H.R. 1 would weaken organizations that are seeking to impact public policy in positive ways: The first amendment applies to mass media organizations, nonprofits and unions, and is the reason any of these groups can speak without any fear of criminal sanction. Profit-making businesses, the lifeblood of the economy, have political rights too. The right to speak freely also involves the right to speak collectively and anonymously. We believe that limiting speech for people or groups we disagree with eventually could open the door to limiting our own speech.
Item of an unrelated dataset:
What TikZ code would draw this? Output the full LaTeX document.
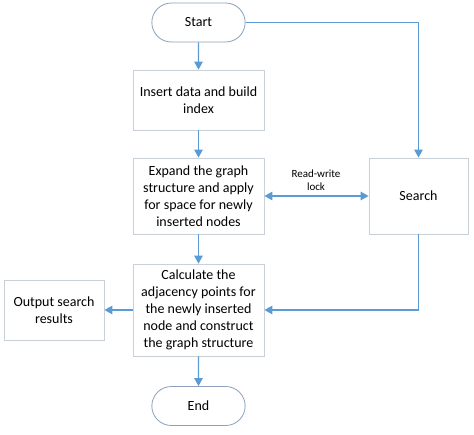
\documentclass[tikz,border=0pt]{standalone}
\usepackage{fontspec}
\setmainfont{Carlito}
\usetikzlibrary{arrows.meta,shapes.misc}
\definecolor{linec}{HTML}{5B9BD5}
\definecolor{boxc}{HTML}{C9D0D8}
\definecolor{ovalc}{HTML}{8AA0BB}
\begin{document}
\begin{tikzpicture}[x=1pt,y=-1pt,
  proc/.style={draw=boxc,line width=0.8pt,align=center,inner sep=2pt,font=\fontsize{14}{17}\selectfont},
  term/.style={draw=ovalc,line width=0.8pt,rounded rectangle,minimum width=100pt,minimum height=39pt,font=\fontsize{14}{17}\selectfont},
  conn/.style={draw=linec,line width=1.3pt,-{Triangle[length=8pt,width=8.5pt]}},
  lbl/.style={font=\fontsize{11}{13.5}\selectfont,align=center}]
\useasboundingbox (0,0) rectangle (474,434);
\node[term] (start) at (198.5,22.5) {Start};
\node[proc,minimum width=131pt,minimum height=60pt] (insert) at (198.5,100) {Insert data and build\\index};
\node[proc,minimum width=131pt,minimum height=76pt] (expand) at (198.5,196) {Expand the graph\\structure and apply\\for space for newly\\inserted nodes};
\node[proc,minimum width=99pt,minimum height=76pt] (search) at (418.5,196) {Search};
\node[proc,minimum width=131pt,minimum height=92pt] (calc) at (198.5,310) {Calculate the\\adjacency points for\\the newly inserted\\node and construct\\the graph structure};
\node[proc,minimum width=100pt,minimum height=60pt] (output) at (54,310) {Output search\\results};
\node[term] (end) at (198.5,406) {End};
\node[lbl] (rw) at (316,180) {Read-write\\lock};
\draw[conn] (start) -- (insert);
\draw[conn] (insert) -- (expand);
\draw[conn] (expand) -- (calc);
\draw[conn] (calc) -- (end);
\draw[conn] (calc) -- (output);
\draw[conn] (start.east) -| (search.north);
\draw[conn] (search.south) |- (calc.east);
\draw[conn,{Triangle[length=8pt,width=8.5pt]}-{Triangle[length=8pt,width=8.5pt]}] (expand.east) -- (search.west);
\end{tikzpicture}
\end{document}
As a non-profit organization, the precedents H.R. 1 would set for groups like us would significantly restrict the ability of numerous organizations to carry out critical policy work.
It aims to forbid anonymous speech: Anonymous speech about political matters has played a vital role in America’s history—just ask the authors of The Federalist Papers. Many of those who supported the civil rights movement of the 1950s and 1960s had very legitimate fears of having their identities uncovered. There are many good reasons to speak anonymously and disclosure requirements only harm individuals who support unpopular causes. But sometimes people who support once-unpopular causes turn out to be right. Helping a cause should not require public declarations of support.
It federalizes elections unnecessarily: The Constitution and its amendments make two promises that are sometimes at odds: voting rights can’t be abridged and states should run their own elections. While there should be a strong federal role in protecting the right to vote and election security, the specifics of election administration should be left to the states. This helps good policy ideas spread while bad ones die well-deserved deaths. Decentralization makes the overall system stronger—people intent on disruption have to figure out 50 separate systems—and lets states adopt customized practices, preferences and political systems. H.R. 1 would slash these differences and undermine state autonomy, an important strength of our electoral system.
This bill is a nightmare. So, maybe six months ago people weren’t talking about the Tenth Amendment. But, they are now or should be. Not that the Eliterati think States’ Rights are important. They probably think it is about the Civil War.
Hegseth was right. We deplorables do care very much about the Tenth Amendment.